# ML Wiki

## Binomial Distribution

A binomial distribution is a Discrete Distribution of Random Variables

### Intuition

Assume there are $n$ independent experiments

• an event $A$ can either appear with probability $p$ or not appear with probability $q = 1 -p$
• an RV $X$ is the number of experiments in which $A$ appeared
• such experiments are called "Bernoulli Trials"

Using Bernoulli Formula, can calculate that

• the probability of $A$ happening $k$ times out of $n$ trials is
• $P_n(k) = C_n^k \ p^k q^{n-k}$, $0 \leqslant k \leqslant n$

### Example

$X \sim \text{Bin}(10, 0.5)$

## Main Properties

### Expected Value

$E[X] = np$

• let $X$ be the # of independent experiments in which $A$ appeared
• $X = X_1 + X_2 + ... + X_n$,
• where $X_i = 1$ if $A$ happened in experiment $i$, and $X_i = 0$ otherwise
• $E[X_i] = 1^2 \cdot p + 0^2 \cdot q = P(A)$
• $E[X] = E \left[ \sum X_i \right] = \sum E[X_i] = np$

### Variance

Thm $\text{Var}[X] = npq$

Proof

• let $X$ be the # of independent experiments in which $A$ appeared,
• $X = X_1 + X_2 + ... + X_n$
• $X_i$ are pair-wise independent, i.e. the outcome of one experiment doesn't depend on the outcome of any other experiment
• thus,
• $\text{Var}[X] = \sum_{i = 1}^n \text{Var}(X_i)$
• $E[X_i] = P(A)$
• $\text{Var}[X_i] = E[X_i^2] - E^2[X_i] = p - p^2 = p(1 - p) = pq$
• since there are $n$ $\text{Var}[X_i]$ then we multiply it by $n$:
• $\text{Var}[X] = npq$

We say that $X$ follows the Binomial Distribution

## Examples

### Example 1

Произведено 10 независимых испытаний, в каждом из которых вероятность появления события равна 0.6. Найти дисперсию С.В. $X$ - числа появления события в этих испытаниях

• $n = 10, p = 0.6, q = 1 - 0.6 = 0.4$
• $\text{Var}[X] = npq = 10 \cdot 0.6 \cdot 0.4 = 2.4$

### Example 2

Монета брошена два раза. Написать в виде таблицы закон распределения случайной величины $X$ - число выпаданий герба.

$p = 0.5, q = 0.5$

Возможные значения: $x_0 = 0, x_1 = 1, x_2 = 2$

• $P_2(2) = C_2^2 p^2 = 0.25$
• $P_2(1) = C_2^1 pq = 0.5$
• $P_2(0) = C_2^0 q^2 = 0.25$

## Normal Approximation

The Bernoulli formula is cumbersome when $n$ is large

• in some cases, the Normal Distribution is a fast way of estimating the binomial probabilities

### Binomial Coin Experiment

• go to the applet page and select "Binomial Coin Experiment"
• set # of trials to 20 and prob of success to 0.13
• we see the theoretical shape
• the applet allows to simulate coin flips and we see that the empirical distribution approaches the theoretical
• what's the $n$ when we can obtain a unimodal and symmetric distribution?

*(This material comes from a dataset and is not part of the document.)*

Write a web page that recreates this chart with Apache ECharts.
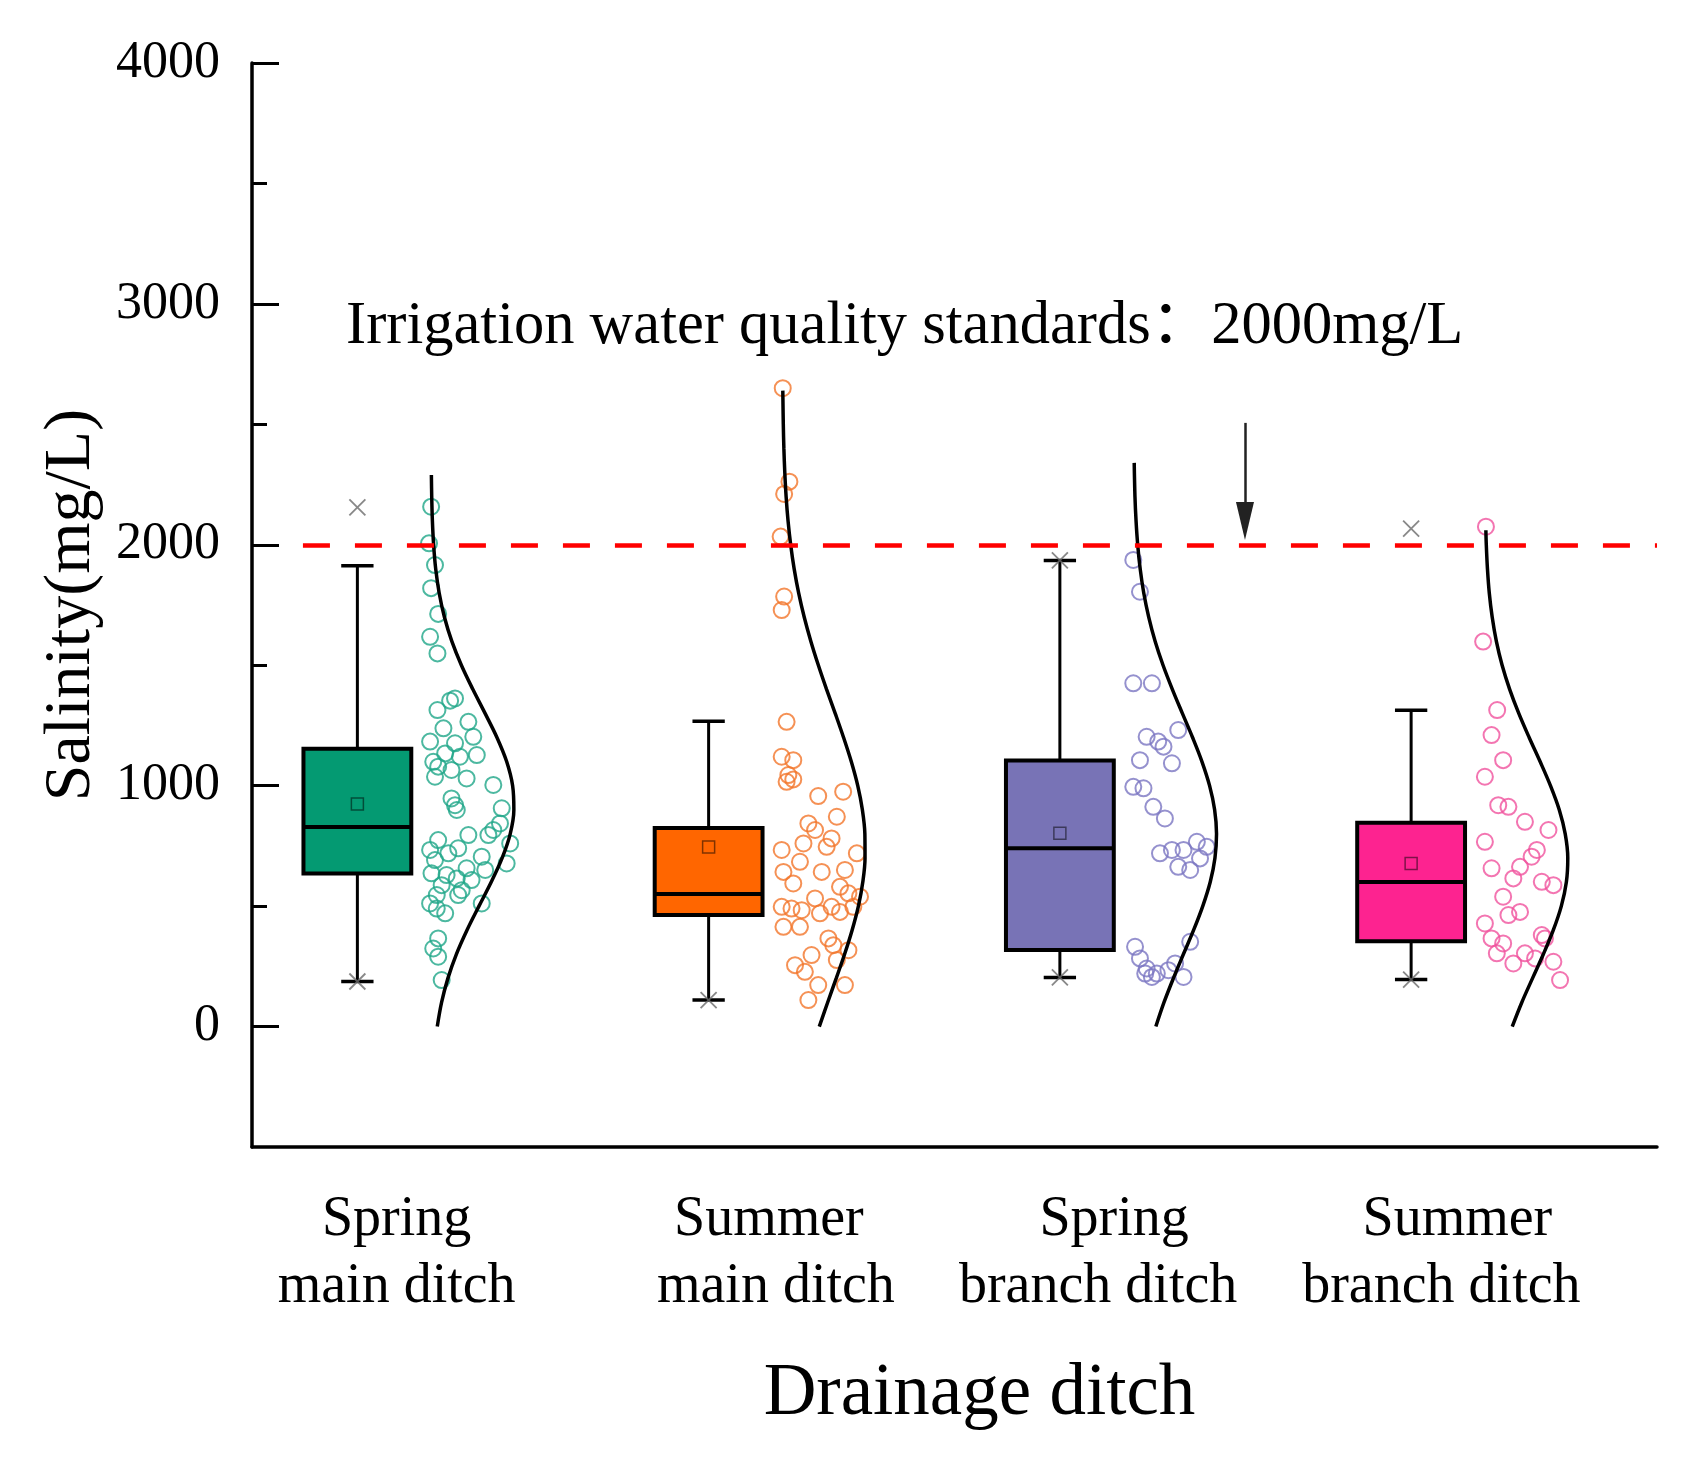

R code to produce the figure
require(animation)

p = 0.13
max.n = 30

saveGIF({
for (n in 2:130) {
x = seq(1, min(n, max.n))
fx = dbinom(x=x, size=n, prob=p)
plot(x=NULL, y=NULL, xlim=c(0, max.n), ylim=c(0, 0.2),
main=paste("binomomial distribution with n =", n),
ylab="probability", xlab="outcome", axes=F)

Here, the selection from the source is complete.